The global economy is operating at three distinct speeds, according to Mohamed El-Erian, and investors need to understand the implications of the divergent paths that key countries are following. Japan and most European countries are going backward, he said, and could continue in that direction for decades. The U.S. is “healing,” but not quickly enough to get to “escape velocity.” Certain emerging markets, meanwhile, are adapting technology and innovation and are growing rapidly.
El-Erian said investors need to answer three questions: How long will each country remain at its current speed? How long can the global economy sustain this multi-speed environment? What should policymakers do to address the situation?
“Every time you invest, you are expressing an answer to those questions,” he said, “so let’s be very explicit about it.”
Major economies, including the U.S., are heading down a road that will end in a “T” intersection; a right or left turn will signify the speed and direction of their recoveries.
El-Erian is the chief executive officer and co-chief investment officer of PIMCO. He spoke May 3 at the Strategic Investment Conference in Carlsbad, CA, which was sponsored by Altegris Investments and John Mauldin.
Let’s look at El-Erian’s answers to the three questions he posed and the implications they carry for investors.
The ECB’s decision
The multi-speed environment can persist, El-Erian said, but not forever. He started with the slowest speed economies – in Europe’s periphery.
El-Erian said Cyprus’ banking system grew to seven or eight times the size of its economy, attracting capital from Russia that was ultimately invested partly in Greek sovereign debt, until Greece’s economy collapsed.
The first lesson of Cyprus’ downfall, he said, was that the “troika” – the International Monetary Fund, the European Central Bank and the European commission – is no longer operating in a coherent fashion. That was evident when the troika disavowed Cyprus’ initial decision to tax insured depositors.
The second lesson is that the creditors are “fatigued,” El-Erian said. “This is now four years into the financial problems and they see no end to the checks they are writing,” he said.
Cyprus is an example of a country that lacks not only growth, he said, but a growth model. Its model was built on a leveraged banking system, which has now been shown to be unsustainable.
For Europe as a whole, El-Erian said the choice for its T-juncture lies primarily with the ECB. The ECB can make a further commitment to the Eurozone, and the choice in primarily political. If Europe opts for a fiscal union, it will endure “a little bit of distraction,” he said, but the EU could endure. The other choice at the T-junction, he said, is “fragmentation,” which would be very messy.
Possible U.S. Recovery
The U.S. is also heading to a T-juncture, though it lies farther in the future than Europe’s, El-Erian said, and its choices are much less severe. The U.S. is “healing,” he said. Corporations are strong, banks are mostly repaired, the housing market has stabilized and household finances are improving.

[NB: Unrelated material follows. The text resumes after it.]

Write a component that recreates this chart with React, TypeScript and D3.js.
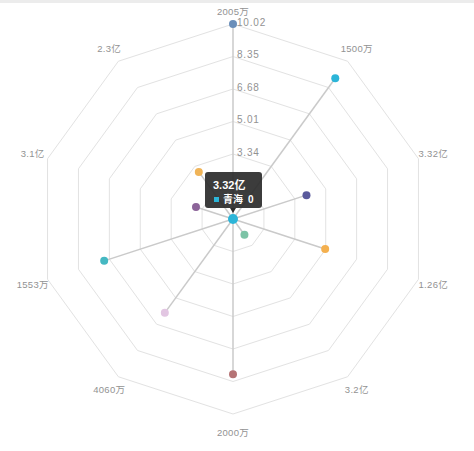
import * as d3 from "d3";

const width = 474;
const height = 451;
const cx = 233;
const cy = 219;
const outerR = 195;

// axis names, clockwise from the top
const indicators = ["2005万", "1500万", "3.32亿", "1.26亿", "3.2亿", "2000万", "4060万", "1553万", "3.1亿", "2.3亿"];
const values = [10.02, 8.94, 3.97, 4.98, 1.0, 7.98, 5.96, 6.96, 2.0, 2.99];
const colors = ["#6b8fba", "#2cb5d8", "#5a5a9c", "#f4b04f", "#7cc3a6", "#b57375", "#e2c6e2", "#45b8c2", "#8c6499", "#f0b458"];
const ringTicks = [1.67, 3.34, 5.01, 6.68, 8.35, 10.02];
const tickLabels = ["3.34", "5.01", "6.68", "8.35", "10.02"];
const tipTitle = "3.32亿";
const tipSeries = "青海";
const tipValue = 0;

const font = "'Liberation Sans', 'Noto Sans CJK SC', sans-serif";

const App = () => {
  const r = d3.scaleLinear().domain([0, 10.02]).range([0, outerR]);
  const angle = d3.scaleLinear().domain([0, indicators.length]).range([0, 2 * Math.PI]);
  const pos = (i: number, v: number): [number, number] => {
    const a = angle(i);
    return [cx + Math.sin(a) * r(v), cy - Math.cos(a) * r(v)];
  };

  const ring = (v: number) => {
    const pts = indicators.map((_, i) => pos(i, v));
    return d3.line()(pts.concat([pts[0]])) as string;
  };

  const tipIndex = indicators.indexOf(tipTitle);
  const [tx, ty] = pos(tipIndex, tipValue);

  return (
    <svg width={width} height={height} style={{ position: "absolute", left: 0, top: 0, background: "#fff" }}>
      <rect x={0} y={0} width={width} height={3} fill="#ececec" />
      {ringTicks.map((t) => (
        <path key={t} d={ring(t)} fill="none" stroke="#e2e2e2" strokeWidth={1} />
      ))}
      {tickLabels.map((t) => (
        <text key={t} x={cx + 4} y={cy - r(+t) + 1.5} fontSize={10} fill="#929292" fontFamily={font} letterSpacing={0.8}>
          {t}
        </text>
      ))}
      {indicators.map((name, i) => {
        const [x, y] = pos(i, 10.02 * 1.08);
        const c = Math.cos(angle(i));
        const dy = c < -0.9 ? 3 : c > 0.9 ? 3 : 0;
        return (
          <text key={name} x={x} y={y + dy} fontSize={9.5} fill="#929292" fontFamily={font} textAnchor="middle" dominantBaseline="central" letterSpacing={0.3}>
            {name}
          </text>
        );
      })}
      {values.map((v, i) => {
        const [x, y] = pos(i, v);
        return <line key={"l" + i} x1={cx} y1={cy} x2={x} y2={y} stroke="#cacaca" strokeWidth={1.5} />;
      })}
      {values.map((v, i) => {
        const [x, y] = pos(i, v);
        return <circle key={"c" + i} cx={x} cy={y} r={4} fill={colors[i]} />;
      })}
      <circle cx={tx} cy={ty} r={5} fill="#2cb5d8" />
      <g>
        <rect x={205} y={172} width={57} height={36} rx={3} fill="#2b2b2b" fillOpacity={0.92} />
        <path d={`M${tx - 3},208 L${tx + 3},208 L${tx},213 Z`} fill="#2b2b2b" />
        <text x={213} y={189} fontSize={11} fontWeight="bold" fill="#fff" fontFamily={font}>
          {tipTitle}
        </text>
        <rect x={214} y={197} width={5} height={5} fill="#2cb5d8" />
        <text x={223} y={203} fontSize={10} fontWeight="bold" fill="#fff" fontFamily={font}>
          {tipSeries}
        </text>
        <text x={248} y={203} fontSize={10} fontWeight="bold" fill="#fff" fontFamily={font}>
          {tipValue}
        </text>
      </g>
    </svg>
  );
};

export default App;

The Federal Reserve will dictate which direction the U.S. takes. It must decide when to disengage from its current monetary policies of zero interest rates, aggressive forward guidance and quantitative easing. One path, El-Erian said, would lead from assisted to self-sustaining growth, fueled partly by the energy revolution in technologies such as hydraulic fracturing, known as fracking.
The other path, however, would be one dominated by structural unemployment. El-Erian said he’s not convinced that long-term unemployment or the joblessness facing the younger generation has been adequately addressed. “If it turns out that the structural side is problematic,” he said, “the healthy balance sheets will not engage, and the energy revolution and newer technologies will be sector stories.”

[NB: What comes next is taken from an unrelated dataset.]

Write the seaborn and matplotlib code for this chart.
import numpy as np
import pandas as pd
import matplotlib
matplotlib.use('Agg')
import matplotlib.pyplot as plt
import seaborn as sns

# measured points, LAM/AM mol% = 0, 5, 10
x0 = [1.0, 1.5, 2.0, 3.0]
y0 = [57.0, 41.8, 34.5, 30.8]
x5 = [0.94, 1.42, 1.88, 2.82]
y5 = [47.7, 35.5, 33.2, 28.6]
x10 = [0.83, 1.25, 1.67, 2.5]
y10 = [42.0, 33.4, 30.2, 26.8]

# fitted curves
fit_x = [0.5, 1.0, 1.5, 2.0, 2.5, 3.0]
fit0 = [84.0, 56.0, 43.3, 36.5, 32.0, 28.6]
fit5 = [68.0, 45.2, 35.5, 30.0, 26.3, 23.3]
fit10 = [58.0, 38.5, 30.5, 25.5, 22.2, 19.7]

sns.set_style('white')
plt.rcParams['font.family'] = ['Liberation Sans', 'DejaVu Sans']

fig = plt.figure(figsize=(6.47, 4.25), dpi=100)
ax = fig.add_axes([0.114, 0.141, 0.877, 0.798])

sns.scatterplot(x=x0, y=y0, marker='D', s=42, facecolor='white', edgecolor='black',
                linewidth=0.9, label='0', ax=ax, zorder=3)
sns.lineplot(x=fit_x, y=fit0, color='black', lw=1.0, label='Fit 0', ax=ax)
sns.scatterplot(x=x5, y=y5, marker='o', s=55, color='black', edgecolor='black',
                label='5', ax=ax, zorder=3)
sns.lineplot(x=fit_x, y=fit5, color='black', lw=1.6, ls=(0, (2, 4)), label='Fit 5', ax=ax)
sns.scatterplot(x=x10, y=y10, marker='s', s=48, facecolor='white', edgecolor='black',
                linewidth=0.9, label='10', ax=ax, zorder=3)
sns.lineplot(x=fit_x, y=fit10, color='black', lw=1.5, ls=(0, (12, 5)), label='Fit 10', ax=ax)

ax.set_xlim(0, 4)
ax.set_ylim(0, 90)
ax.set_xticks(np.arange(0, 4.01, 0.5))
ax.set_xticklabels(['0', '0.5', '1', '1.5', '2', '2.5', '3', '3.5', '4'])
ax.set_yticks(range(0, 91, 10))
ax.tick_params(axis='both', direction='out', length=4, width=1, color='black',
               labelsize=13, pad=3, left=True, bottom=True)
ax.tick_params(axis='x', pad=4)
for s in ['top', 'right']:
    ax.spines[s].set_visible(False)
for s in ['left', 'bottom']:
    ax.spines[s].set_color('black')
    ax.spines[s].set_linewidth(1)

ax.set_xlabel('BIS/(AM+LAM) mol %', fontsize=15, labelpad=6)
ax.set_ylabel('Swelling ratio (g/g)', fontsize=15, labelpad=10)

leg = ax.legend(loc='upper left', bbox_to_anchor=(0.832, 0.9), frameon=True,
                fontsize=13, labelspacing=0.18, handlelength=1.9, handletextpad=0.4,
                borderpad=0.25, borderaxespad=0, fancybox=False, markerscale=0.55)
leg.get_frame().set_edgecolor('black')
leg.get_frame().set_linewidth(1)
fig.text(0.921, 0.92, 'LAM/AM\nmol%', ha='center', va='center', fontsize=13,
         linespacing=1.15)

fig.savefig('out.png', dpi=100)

Macroeconomic implications
The emerging markets face a much longer road than either Europe or the U.S. These countries face the choice between transitioning to consumer-based economies or continuing to rely on export-driven growth.

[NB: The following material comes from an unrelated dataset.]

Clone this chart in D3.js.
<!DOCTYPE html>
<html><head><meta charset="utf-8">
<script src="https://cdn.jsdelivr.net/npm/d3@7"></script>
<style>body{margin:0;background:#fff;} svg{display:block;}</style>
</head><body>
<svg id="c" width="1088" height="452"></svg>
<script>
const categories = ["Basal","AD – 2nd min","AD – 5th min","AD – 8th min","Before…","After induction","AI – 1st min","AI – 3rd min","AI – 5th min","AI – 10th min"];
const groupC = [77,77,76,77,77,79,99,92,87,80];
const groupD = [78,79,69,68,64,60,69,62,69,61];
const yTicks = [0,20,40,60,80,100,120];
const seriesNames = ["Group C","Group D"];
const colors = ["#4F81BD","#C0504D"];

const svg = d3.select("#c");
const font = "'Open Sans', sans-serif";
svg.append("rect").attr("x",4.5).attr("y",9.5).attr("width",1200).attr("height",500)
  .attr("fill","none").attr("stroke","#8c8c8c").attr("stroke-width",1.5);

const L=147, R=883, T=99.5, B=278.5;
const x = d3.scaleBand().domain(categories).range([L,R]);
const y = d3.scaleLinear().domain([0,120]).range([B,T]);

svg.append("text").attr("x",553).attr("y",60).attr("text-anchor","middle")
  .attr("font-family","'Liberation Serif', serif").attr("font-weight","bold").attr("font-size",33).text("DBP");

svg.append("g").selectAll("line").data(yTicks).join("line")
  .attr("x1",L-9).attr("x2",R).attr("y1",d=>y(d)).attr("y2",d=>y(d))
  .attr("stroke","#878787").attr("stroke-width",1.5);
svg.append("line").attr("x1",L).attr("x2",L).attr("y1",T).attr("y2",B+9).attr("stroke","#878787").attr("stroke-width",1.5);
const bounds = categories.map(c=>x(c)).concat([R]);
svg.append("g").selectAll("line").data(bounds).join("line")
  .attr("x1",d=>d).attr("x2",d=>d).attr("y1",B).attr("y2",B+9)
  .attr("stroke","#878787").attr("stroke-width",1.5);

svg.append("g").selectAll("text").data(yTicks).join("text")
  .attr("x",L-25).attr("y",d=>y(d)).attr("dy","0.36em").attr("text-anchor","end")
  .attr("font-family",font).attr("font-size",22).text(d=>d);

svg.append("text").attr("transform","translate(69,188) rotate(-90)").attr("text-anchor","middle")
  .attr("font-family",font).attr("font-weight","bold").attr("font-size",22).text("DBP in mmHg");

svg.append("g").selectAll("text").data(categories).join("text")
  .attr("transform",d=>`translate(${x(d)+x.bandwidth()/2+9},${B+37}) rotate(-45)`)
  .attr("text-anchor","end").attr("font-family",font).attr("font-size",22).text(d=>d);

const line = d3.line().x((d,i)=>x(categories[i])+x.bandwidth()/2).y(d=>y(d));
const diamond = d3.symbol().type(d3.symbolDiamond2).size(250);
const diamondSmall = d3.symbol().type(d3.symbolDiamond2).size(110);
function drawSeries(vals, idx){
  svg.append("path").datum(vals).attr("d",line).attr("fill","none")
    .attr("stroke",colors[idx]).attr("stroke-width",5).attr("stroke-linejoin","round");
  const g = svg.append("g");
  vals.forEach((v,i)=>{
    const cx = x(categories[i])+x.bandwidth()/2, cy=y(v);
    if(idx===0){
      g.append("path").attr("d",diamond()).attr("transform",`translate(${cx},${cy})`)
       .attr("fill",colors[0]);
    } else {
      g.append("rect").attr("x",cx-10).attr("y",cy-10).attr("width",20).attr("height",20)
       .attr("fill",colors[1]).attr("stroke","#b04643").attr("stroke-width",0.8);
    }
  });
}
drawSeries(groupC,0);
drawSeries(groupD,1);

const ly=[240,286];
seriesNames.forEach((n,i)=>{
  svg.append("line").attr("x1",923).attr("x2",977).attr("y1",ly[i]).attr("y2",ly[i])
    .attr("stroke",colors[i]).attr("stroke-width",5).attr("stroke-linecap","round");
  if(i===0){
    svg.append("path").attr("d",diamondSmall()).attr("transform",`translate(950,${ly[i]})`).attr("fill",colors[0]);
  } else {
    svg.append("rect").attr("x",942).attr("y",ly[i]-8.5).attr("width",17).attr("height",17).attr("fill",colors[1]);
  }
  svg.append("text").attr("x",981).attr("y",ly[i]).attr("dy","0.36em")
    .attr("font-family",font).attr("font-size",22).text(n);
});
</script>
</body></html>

To answer the broader question of global growth prospects, El-Erian cited Tom Friedman, the New York Times columnist. Friedman has written that the world is not just interconnected; it is interdependent. In such an environment, one’s competitors become one’s friends, and those relationships shape macroeconomic growth prospects.
“We cannot afford for China, our biggest competitor, to stumble,” El-Erian said. The same is true of Europe. The U.S. relies on those economies to purchase securities and supply imported goods, and recessions there will impact U.S. growth.
But policy coordination at the global level has been “virtually nonexistent,” he said, and bank regulation is taking divergent paths. The challenge now is that major developed markets are weak, El-Erian said, and nobody is stepping in to stabilize the global economy.
Investing implications
El-Erian outlined six takeaways for investors.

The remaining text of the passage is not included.